People’s Park Centre raises en bloc reserve price

While most en bloc properties are sticking to or even lowering their reserve prices, there is one that is raising theirs.

335B Smith Street, Chinatown. Picture: iProperty

People’s Park Centre rising $1.3 billion reserve price

Before even hitting the market for the first time, People’s Park Centre is already rising its reserve price from $1.3 billion to $1.35 billion. The change was passed by the majority at an extraordinary general meeting (EOGM) last week.

People’s Park Centre, Chinatown.
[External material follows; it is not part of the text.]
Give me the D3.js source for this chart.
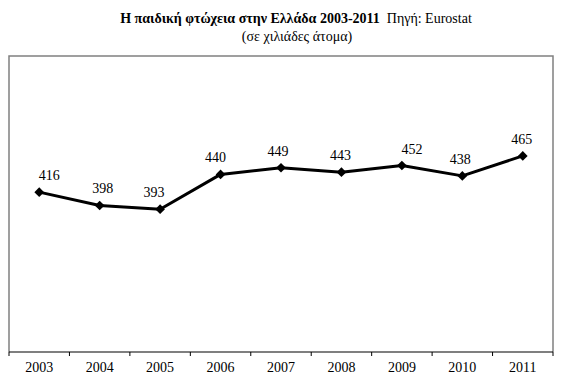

Picture:

While the 80% mandate has yet to be secured, the development will have 1 year from 9 January 2019 to get the necessary signatories.

Should the mandate be reached, the collective sale committee says they are looking at a mid-year collective sale launch. They have however set themselves a target to secure the mandate within 4 months.

During the EOGM, the method of appointment was set at 80% based on the valuation of the units, 10% on the area of the units and 10% on the share value. The new reserve price places a 45% premium over the valuation of the site, up from the original 41%.

Rare Chinatown site expected to draw interest

Analysts are keeping an eye on the potential en bloc sale as this 96,000 sq ft Chinatown site is a rare one. It is zoned under commercial use in the current master plan.

The property currently consists of 120 apartment units, 256 offices, 324 shops and a carpark. There are more than 50 years left on the lease.

People’s Park Centre was built in the 1970s and it still holds many fond memories for the owners.

If the reserve price were to be met, each apartment, office and shop owner could receive up to $2.683 million, $4.431 million and $16.4 million each.

While some shop owners think that the reserve price is too low, the owner of the carpark may very well walk away with $56.7 million upon the successful sale of the site.

Mixed-use properties are often popular with developers but since last July’s property cooling curbs, they are no longer clamouring to fill up their land banks.

Analysts are expecting developers to be exercise more caution and to be more selective on land acquisition in the first half of the year. Mid-year might, however, be the turning point.